When I received my 191 lottery number, I thought I would be safe from the draft.  I therefore passed up an offer to join the National Guard and decided to take my chances.  As luck would have it, the Bethesda MD draft board that year (1970) went through number 195 and I was called in December, the last month in which I was eligible to be drafted.  Not wanting to end up as cannon fodder in Vietnam, I scrambled to get into an officer candidate school and after being rejected by the Army and Air Force was finally accepted for Naval Aviation Officer Candidate School in Pensacola FL.

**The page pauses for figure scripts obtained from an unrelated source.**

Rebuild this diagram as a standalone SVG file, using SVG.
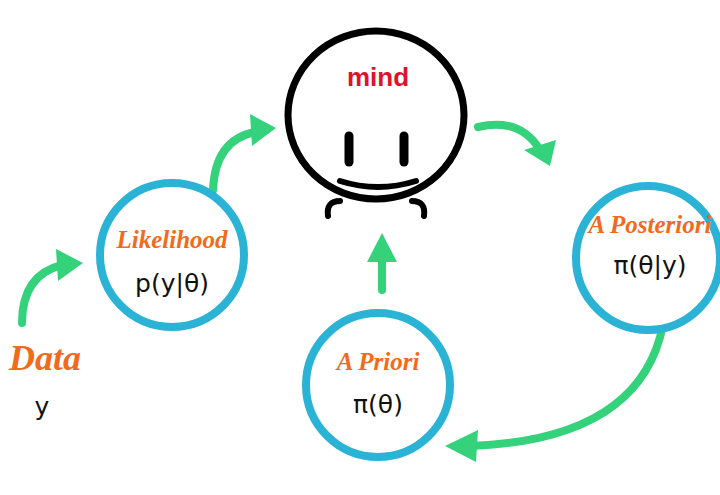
<svg xmlns="http://www.w3.org/2000/svg" width="720" height="495" viewBox="0 0 720 495">
<style>
.node{fill:#fff;stroke:#2bb3d6;stroke-width:8}
.lab{font-family:"Liberation Serif",serif;font-style:italic;fill:#f26a1b;text-anchor:middle}
.math{font-family:"DejaVu Sans",sans-serif;fill:#111;text-anchor:middle;font-size:25px}
.arr{fill:none;stroke:#34d27b;stroke-width:8;stroke-linecap:round}
.head{fill:#34d27b}
</style>
<rect width="720" height="495" fill="#fff"/>
<g id="connectors">
<path class="arr" d="M22,323 Q22,275 62,265"/><polygon class="head" points="83,263 56,249 58,281"/>
<path class="arr" d="M213,190 Q215,140 255,132"/><polygon class="head" points="276,128 250,114 252,146"/>
<path class="arr" d="M478,127 Q520,117 540,150"/><polygon class="head" points="550,166 524,150 556,140"/>
<path class="arr" d="M382,290 L382,258"/><polygon class="head" points="382,233 367,262 397,262"/>
<path class="arr" d="M663,325 Q640,440 470,446"/><polygon class="head" points="445,446 478,430 476,462"/>
</g>
<g id="mind">
<path d="M340,201 Q326,201 328,216 M412,201 Q426,201 424,216" fill="none" stroke="#000" stroke-width="6" stroke-linecap="round"/>
<ellipse cx="376" cy="115" rx="88" ry="84" fill="#fff" stroke="#000" stroke-width="7"/>
<line x1="349" y1="136" x2="349" y2="162" stroke="#000" stroke-width="9" stroke-linecap="round"/>
<line x1="404" y1="136" x2="404" y2="162" stroke="#000" stroke-width="9" stroke-linecap="round"/>
<path d="M340,181 Q378,193 416,181" fill="none" stroke="#000" stroke-width="6" stroke-linecap="round"/>
<text x="378" y="86" font-family="Liberation Sans,sans-serif" font-weight="bold" font-size="26" fill="#e2122c" text-anchor="middle">mind</text>
</g>
<g id="likelihood">
<circle class="node" cx="172" cy="255" r="72"/>
<text class="lab" x="172" y="248" font-size="25" font-weight="bold">Likelihood</text>
<text class="math" x="172" y="292">p(y|θ)</text>
</g>
<g id="posteriori">
<circle class="node" cx="648" cy="258" r="72"/>
<text class="lab" x="650" y="233" font-size="25" font-weight="bold">A Posteriori</text>
<text class="math" x="650" y="274">π(θ|y)</text>
</g>
<g id="priori">
<circle class="node" cx="378" cy="385" r="72"/>
<text class="lab" x="378" y="370" font-size="25" font-weight="bold">A Priori</text>
<text class="math" x="378" y="413">π(θ)</text>
</g>
<g id="data">
<text class="lab" x="45" y="370" font-size="36" font-weight="bold">Data</text>
<text class="math" x="42" y="415">y</text>
</g>
</svg>
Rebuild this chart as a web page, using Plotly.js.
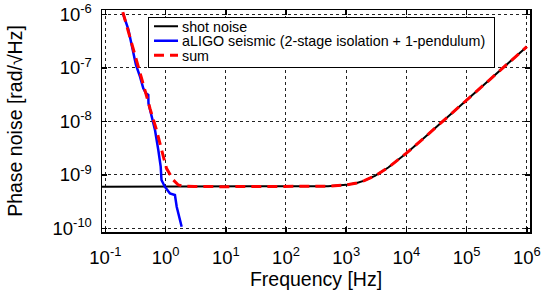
<!DOCTYPE html>
<html>
<head>
<meta charset="utf-8">
<script src="https://cdn.plot.ly/plotly-3.0.1.min.js"></script>
<style>html,body{margin:0;padding:0;background:#fff;}#chart{width:541px;height:295px;}</style>
</head>
<body>
<div id="chart"></div>
<script>
// Shot noise
const shotFreq = [0.088, 1, 10, 100, 200, 500, 1000, 1500, 2000, 3000, 5000, 7000, 1e4, 2e4, 5e4, 1e5, 2e5, 5e5, 1e6];
const shotNoise = [6.04e-10, 6.04e-10, 6.04e-10, 6.045e-10, 6.06e-10, 6.17e-10, 6.53e-10, 7.09e-10, 7.82e-10, 9.58e-10, 1.379e-9, 1.838e-9, 2.552e-9, 4.997e-9, 1.2415e-8, 2.48e-8, 4.96e-8, 1.24e-7, 2.48e-7];

// aLIGO seismic
const seisFreq = [0.195, 0.240, 0.273, 0.322, 0.376, 0.426, 0.472, 0.516, 0.52, 0.625, 0.667, 0.757, 0.830, 0.855, 0.971, 1.18, 1.43, 1.53, 1.85];
const seisNoise = [1.05e-6, 5.3e-7, 2.7e-7, 1.13e-7, 6.84e-8, 4.15e-8, 3.35e-8, 3.11e-8, 2.18e-8, 9.86e-9, 6.9e-9, 2.92e-9, 1.43e-9, 8.05e-10, 6.04e-10, 4.54e-10, 4.22e-10, 2.55e-10, 1.08e-10];

// Sum
const sumFreq = [0.195, 0.25, 0.3, 0.35, 0.4, 0.45, 0.5, 0.55, 0.625, 0.7, 0.855, 1.035, 1.34, 1.63, 2.0, 3.0, 10, 100, 200, 500, 1000, 1500, 2000, 3000, 5000, 7000, 1e4, 2e4, 5e4, 1e5, 2e5, 5e5, 1e6];
const sumNoise = [1.1e-6, 4.2e-7, 2.0e-7, 1.08e-7, 6.4e-8, 3.9e-8, 2.6e-8, 1.75e-8, 1.15e-8, 7.2e-9, 3.0e-9, 1.33e-9, 8.05e-10, 6.5e-10, 6.2e-10, 6.08e-10, 6.05e-10, 6.045e-10, 6.06e-10, 6.17e-10, 6.53e-10, 7.09e-10, 7.82e-10, 9.58e-10, 1.379e-9, 1.838e-9, 2.552e-9, 4.997e-9, 1.2415e-8, 2.48e-8, 4.96e-8, 1.24e-7, 2.48e-7];

const seriesNames = ['shot noise', 'aLIGO seismic (2-stage isolation + 1-pendulum)', 'sum'];

const xTickVals = [0.1, 1, 10, 100, 1000, 1e4, 1e5, 1e6];
const xTickText = ['10<sup>-1</sup>', '10<sup>0</sup>', '10<sup>1</sup>', '10<sup>2</sup>', '10<sup>3</sup>', '10<sup>4</sup>', '10<sup>5</sup>', '10<sup>6</sup>'];
const yTickVals = [1e-10, 1e-9, 1e-8, 1e-7, 1e-6];
const yTickText = ['10<sup>-10</sup>', '10<sup>-9</sup>', '10<sup>-8</sup>', '10<sup>-7</sup>', '10<sup>-6</sup>'];

const FONT = 'Liberation Sans, Arial, Helvetica, sans-serif';

const traces = [
  {x: shotFreq, y: shotNoise, name: seriesNames[0], mode: 'lines', line: {color: '#000000', width: 2}},
  {x: seisFreq, y: seisNoise, name: seriesNames[1], mode: 'lines', line: {color: '#0000ff', width: 2.5}},
  {x: sumFreq, y: sumNoise, name: seriesNames[2], mode: 'lines', line: {color: '#ff0000', width: 3, dash: '10px,6px'}}
];

const axisCommon = {
  type: 'log',
  ticks: 'inside', ticklen: 5, tickwidth: 1.5, tickcolor: '#000',
  showline: true, linecolor: '#000', linewidth: 1.5, mirror: 'ticks',
  showgrid: true, gridcolor: '#222', gridwidth: 1, griddash: 'dot',
  zeroline: false,
  tickfont: {family: FONT, size: 18.5, color: '#000'}
};

const layout = {
  width: 541, height: 295,
  margin: {l: 102, r: 11, t: 10, b: 63},
  paper_bgcolor: '#fff', plot_bgcolor: '#fff',
  font: {family: FONT, color: '#000'},
  showlegend: true,
  legend: {
    x: 0.1075, y: 0.97, xanchor: 'left', yanchor: 'top',
    bgcolor: '#fff', bordercolor: '#000', borderwidth: 1,
    font: {family: FONT, size: 14.3, color: '#000'},
    tracegroupgap: 0
  },
  xaxis: Object.assign({}, axisCommon, {
    range: [-1.056, 6.053],
    tickmode: 'array', tickvals: xTickVals, ticktext: xTickText,
    ticklabelstandoff: 8,
    title: {text: 'Frequency [Hz]', font: {family: FONT, size: 19.5, color: '#000'}, standoff: 1}
  }),
  yaxis: Object.assign({}, axisCommon, {
    range: [-10.065, -5.92],
    tickmode: 'array', tickvals: yTickVals, ticktext: yTickText,
    ticklabelstandoff: 5,
    title: {text: 'Phase noise [rad/√Hz]', font: {family: FONT, size: 19.5, color: '#000'}, standoff: 24}
  })
};

Plotly.newPlot('chart', traces, layout, {displayModeBar: false, staticPlot: true}).then(function (gd) {
  // compact the legend rows to match the tight spacing of the reference
  const legend = gd.querySelector('.legend');
  if (legend) {
    const items = legend.querySelectorAll('.traces');
    const rowTop = 9.5, rowStep = 14.6, textX = 33;
    let maxW = 0;
    items.forEach(function (el, i) {
      const m = /translate\(\s*([-\d.]+)/.exec(el.getAttribute('transform') || '');
      const tx = m ? parseFloat(m[1]) : 1;
      el.setAttribute('transform', 'translate(' + tx + ',' + (rowTop + i * rowStep) + ')');
      const txt = el.querySelector('text.legendtext');
      if (txt) {
        txt.setAttribute('x', textX);
        maxW = Math.max(maxW, txt.getComputedTextLength());
      }
      el.querySelectorAll('path.js-line').forEach(function (p) { p.setAttribute('d', 'M5,0h24'); });
    });
    const bg = legend.querySelector('rect.bg');
    if (bg) {
      bg.setAttribute('height', 50);
      if (maxW > 0) bg.setAttribute('width', Math.round(maxW + textX + 10));
    }
  }
});
</script>
</body>
</html>
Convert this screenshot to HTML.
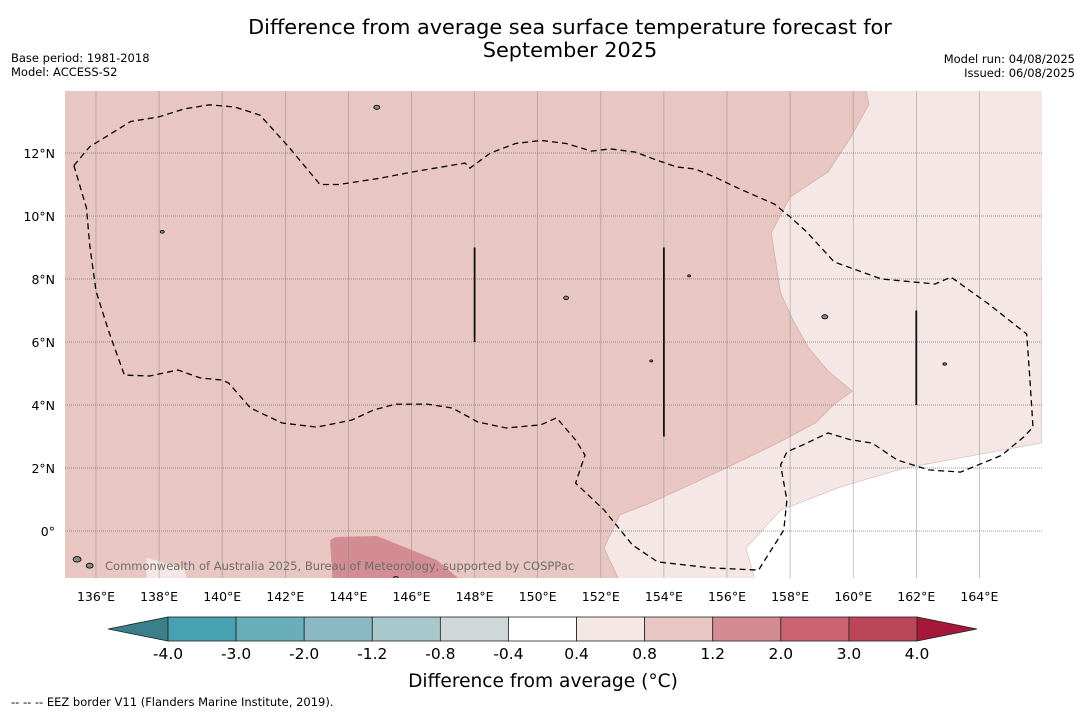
<!DOCTYPE html>
<html><head><meta charset="utf-8"><style>
html,body{margin:0;padding:0;background:#fff;}
svg{display:block;font-family:"DejaVu Sans","Liberation Sans",sans-serif;}
</style></head><body>
<svg id="chart" width="1085" height="713" viewBox="0 0 1085 713">
<text x="570" y="34" text-anchor="middle" font-size="20.8" fill="#000">Difference from average sea surface temperature forecast for</text>
<text x="570" y="57" text-anchor="middle" font-size="20.8" fill="#000">September 2025</text>
<text x="11" y="62" font-size="11.5">Base period: 1981-2018</text>
<text x="11" y="76" font-size="11.5">Model: ACCESS-S2</text>
<text x="1075" y="63" font-size="11.5" text-anchor="end">Model run: 04/08/2025</text>
<text x="1075" y="77" font-size="11.5" text-anchor="end">Issued: 06/08/2025</text>
<defs><clipPath id="mapclip"><rect x="65" y="91" width="977" height="487"/></clipPath></defs>
<g id="map" clip-path="url(#mapclip)"></g>
<g id="axes"></g>
<g id="cbar"></g>
<text x="543" y="687" text-anchor="middle" font-size="18.6">Difference from average (°C)</text>
<text x="11" y="706" font-size="11.5">--  --  -- EEZ border V11 (Flanders Marine Institute, 2019).</text>
</svg>
<script>
const NS="http://www.w3.org/2000/svg";
const lonTicks=[136,138,140,142,144,146,148,150,152,154,156,158,160,162,164];
const latTicks=[12,10,8,6,4,2,0];
const cbBounds=[-4.0,-3.0,-2.0,-1.2,-0.8,-0.4,0.4,0.8,1.2,2.0,3.0,4.0];
const cbColors=["#48a1b1","#6aaeba","#8ab8c3","#a9c8cc","#cfd7d9","#ffffff","#f5e7e5","#e8c6c2","#d48c93","#c8636f","#bb4657"];
const cbLabels=["-4.0","-3.0","-2.0","-1.2","-0.8","-0.4","0.4","0.8","1.2","2.0","3.0","4.0"];
const regionLight=[[165.97,2.8],[161.6,1.99],[159.6,1.4],[157.7,0.66],[156.6,-0.54],[156.9,-1.6],[135,-1.6],[135,14],[166,14]];
const regionDark=[[135,14],[160.4,14],[160.5,13.55],[159.9,12.46],[159.2,11.4],[158.0,10.6],[157.4,9.46],[157.7,7.55],[158.1,6.67],[158.6,5.8],[159.2,5.08],[159.97,4.44],[159.4,4.03],[158.8,3.43],[157.6,2.79],[156.3,2.16],[154.9,1.5],[153.5,0.86],[152.6,0.51],[152.1,-0.54],[152.6,-1.6],[135,-1.6]];
const regionHot=[[143.42,-0.29],[143.6,-0.19],[144.9,-0.16],[146.8,-0.92],[147.6,-1.6],[143.5,-1.6]];
const regionPale=[[137.6,-0.85],[138.8,-1.2],[138.9,-1.6],[137.6,-1.6]];
const eez=[[135.3,11.6],[135.8,12.2],[137.1,13.0],[138.0,13.15],[138.8,13.4],[139.6,13.53],[140.4,13.46],[141.2,13.2],[142.1,12.2],[143.1,11.0],[143.7,11.0],[145.0,11.2],[146.2,11.43],[147.7,11.68],[147.85,11.52],[148.5,12.0],[149.3,12.3],[150.1,12.4],[150.9,12.3],[151.7,12.06],[152.3,12.13],[153.1,12.03],[153.7,11.8],[154.4,11.56],[155.0,11.49],[155.6,11.24],[156.4,10.86],[157.5,10.38],[158.0,9.97],[158.5,9.52],[159.4,8.54],[160.9,8.0],[162.6,7.84],[163.1,8.06],[164.3,7.2],[165.5,6.25],[165.6,4.83],[165.7,3.3],[165.4,2.98],[164.7,2.4],[163.4,1.87],[162.4,1.94],[161.4,2.25],[160.6,2.79],[159.9,2.9],[159.2,3.11],[158.4,2.73],[157.9,2.51],[157.7,2.1],[157.9,0.98],[157.8,0.03],[157.1,-1.08],[157.0,-1.24],[155.5,-1.17],[153.8,-0.98],[153.0,-0.44],[152.1,0.67],[151.2,1.52],[151.5,2.41],[151.2,2.89],[150.6,3.59],[150.1,3.37],[149.0,3.27],[148.1,3.46],[147.3,3.9],[146.5,4.03],[145.5,4.03],[144.8,3.84],[144.1,3.52],[143.0,3.3],[141.9,3.43],[140.9,3.9],[140.2,4.7],[140.0,4.79],[139.3,4.86],[138.6,5.11],[137.7,4.92],[136.9,4.95],[136.4,6.35],[136.0,7.62],[135.8,9.08],[135.7,10.25],[135.3,11.6]];
const ridges=[[148,6,9],[154,3,9],[162,4,7]];
const islands=[[144.9,13.45,3],[138.1,9.5,2],[154.8,8.1,1.5],[159.1,6.8,3],[162.9,5.3,1.8],[153.6,5.4,1.5],[150.9,7.4,2.5],[135.4,-0.9,4],[135.8,-1.1,3.5],[145.5,-1.5,2.5]];
function X(lon){return 96+(lon-136)*31.55;}
function Y(lat){return 531-lat*31.5;}
function el(tag,attrs,parent){const e=document.createElementNS(NS,tag);for(const k in attrs)e.setAttribute(k,attrs[k]);parent.appendChild(e);return e;}
function pts(a){return a.map(p=>X(p[0]).toFixed(1)+","+Y(p[1]).toFixed(1)).join(" ");}
const map=document.getElementById("map");
let bg=el("rect",{x:65,y:91,width:977,height:487,fill:"#ffffff"},map);


let r1=el("polygon",{points:pts(regionLight),fill:"#f5e7e5",stroke:"#dcc5c2","stroke-width":0.8},map);


let r2=el("polygon",{points:pts(regionDark),fill:"#e8c6c2",stroke:"#d6aeaa","stroke-width":0.8},map);


let r3=el("polygon",{points:pts(regionHot),fill:"#d48c93"},map);


let r4=el("polygon",{points:pts(regionPale),fill:"#f5e7e5"},map);


lonTicks.forEach(l=>{let g=el("line",{x1:X(l),x2:X(l),y1:91,y2:578,stroke:"#888","stroke-width":0.6,"stroke-opacity":0.8},map);

});
latTicks.forEach(l=>{let g=el("line",{x1:65,x2:1042,y1:Y(l),y2:Y(l),stroke:"#777","stroke-width":0.7,"stroke-dasharray":"1,1"},map);

});
let ez=el("polyline",{points:pts(eez),fill:"none",stroke:"#000","stroke-width":1.3,"stroke-dasharray":"6,4"},map);


ridges.forEach(r=>{let l=el("line",{x1:X(r[0]),x2:X(r[0]),y1:Y(r[2]),y2:Y(r[1]),stroke:"#111","stroke-width":1.8},map);

});
islands.forEach(i=>{let c=el("ellipse",{cx:X(i[0]),cy:Y(i[1]),rx:i[2],ry:i[2]*0.7,fill:"#888",stroke:"#000","stroke-width":0.8},map);

});
let cr=el("text",{x:105,y:570,"font-size":11.5,fill:"#6e6e6e"},map);
cr.textContent="Commonwealth of Australia 2025, Bureau of Meteorology, supported by COSPPac";


const axes=document.getElementById("axes");
lonTicks.forEach(l=>{let t=el("text",{x:X(l),y:601,"text-anchor":"middle","font-size":12.5},axes);t.textContent=l+"°E";

});
latTicks.forEach(l=>{let t=el("text",{x:55,y:Y(l)+5,"text-anchor":"end","font-size":12.5},axes);t.textContent=l===0?"0°":l+"°N";

});
const cb=document.getElementById("cbar");
const cx0=168,cx1=917,cy=617,ch=24,n=cbColors.length,w=(cx1-cx0)/n;
let lt=el("polygon",{points:`108,629 ${cx0},${cy} ${cx0},${cy+ch}`,fill:"#3a7f8a",stroke:"#222","stroke-width":0.8},cb);


let rt=el("polygon",{points:`977,629 ${cx1},${cy} ${cx1},${cy+ch}`,fill:"#a6183a",stroke:"#222","stroke-width":0.8},cb);


cbColors.forEach((c,i)=>{let r=el("rect",{x:cx0+i*w,y:cy,width:w,height:ch,fill:c,stroke:"#222","stroke-width":0.8},cb);

});
cbLabels.forEach((s,i)=>{let t=el("text",{x:cx0+i*w,y:659,"text-anchor":"middle","font-size":15.5},cb);t.textContent=s;

});
</script>
</body></html>
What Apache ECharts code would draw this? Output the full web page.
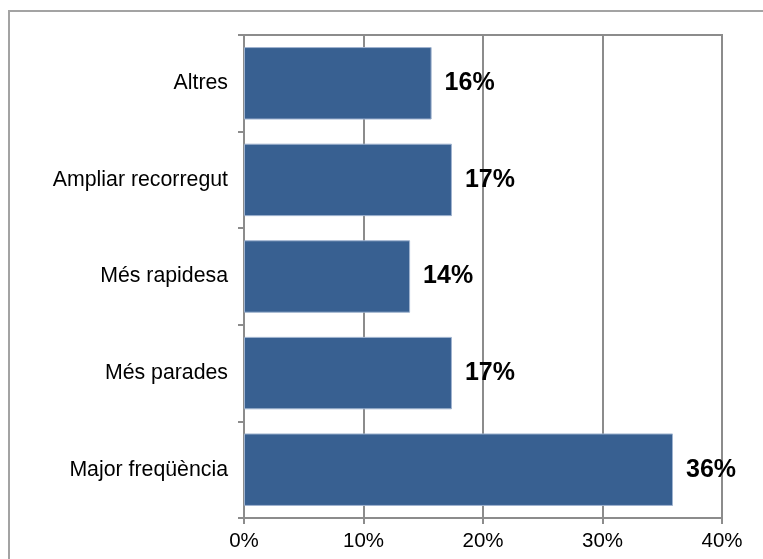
<!DOCTYPE html>
<html>
<head>
<meta charset="utf-8">
<script src="https://cdn.jsdelivr.net/npm/echarts@6/dist/echarts.min.js"></script>
<style>
html,body{margin:0;padding:0;background:#fff;}
#c{width:763px;height:559px;}
</style>
</head>
<body>
<div id="c"></div>
<script>
var categories = ['Major freqüència', 'Més parades', 'Més rapidesa', 'Ampliar recorregut', 'Altres'];
var values = [35.9, 17.4, 13.9, 17.4, 15.7];
var xTicks = [0, 10, 20, 30, 40];

var chart = echarts.init(document.getElementById('c'), null, {renderer: 'canvas'});
var font = '"Liberation Sans", Arial, sans-serif';
chart.setOption({
  animation: false,
  backgroundColor: '#fff',
  graphic: [{
    type: 'rect',
    shape: {x: 9, y: 11, width: 800, height: 600},
    style: {fill: 'none', stroke: '#a3a3a3', lineWidth: 2},
    silent: true
  }],
  grid: {left: 244, right: 41, top: 35, bottom: 41, show: true, borderColor: '#8c8c8c', borderWidth: 2, containLabel: false},
  xAxis: {
    type: 'value',
    min: xTicks[0],
    max: xTicks[xTicks.length - 1],
    interval: 10,
    axisLine: {show: true, lineStyle: {color: '#8c8c8c', width: 2}},
    axisTick: {show: true, length: 6, lineStyle: {color: '#8c8c8c', width: 2}},
    splitLine: {show: true, lineStyle: {color: '#8c8c8c', width: 2}},
    axisLabel: {formatter: '{value}%', color: '#000', fontFamily: font, fontSize: 20.5, margin: 13}
  },
  yAxis: {
    type: 'category',
    data: categories,
    axisLine: {show: true, lineStyle: {color: '#8c8c8c', width: 2}},
    axisTick: {show: true, length: 6, lineStyle: {color: '#8c8c8c', width: 2}},
    axisLabel: {color: '#000', fontFamily: font, fontSize: 21.3, margin: 16}
  },
  series: [{
    type: 'bar',
    data: values,
    barCategoryGap: '25%',
    itemStyle: {color: '#386091', borderColor: '#9fb3cf', borderWidth: 1},
    label: {
      show: true,
      position: 'right',
      distance: 13,
      color: '#000',
      fontFamily: font,
      fontWeight: 'bold',
      fontSize: 25,
      formatter: function (p) { return Math.round(p.value) + '%'; }
    }
  }]
});
</script>
</body>
</html>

It turned out that this was the best thing that ever happened to me and totally changed the direction of my life.  In the 15 months I had been waiting between graduating from Duke in June and when I was inducted, I was working in the family automobile business.  I was sure that would be my life’s career, one which I felt a familial obligation to do, but one which I could not say that I was really excited about.  My father, my brother and two uncles were all car dealers and loved it, but it was not really my thing.

After Pensacola and receiving my flight officer wings, the Navy, instead of sending me to Vietnam, sent me back to my home town and the Pentagon where I served out my four and one half years and then became a civilian employee of DoD.  I had a fantastic career as an intelligence analyst, culminating in working at the J2 as the deputy for targeting during the second Iraq war.

Without the draft lottery, I would probably still be in the automobile business and hating it instead of having a wonderful 37 year career in government.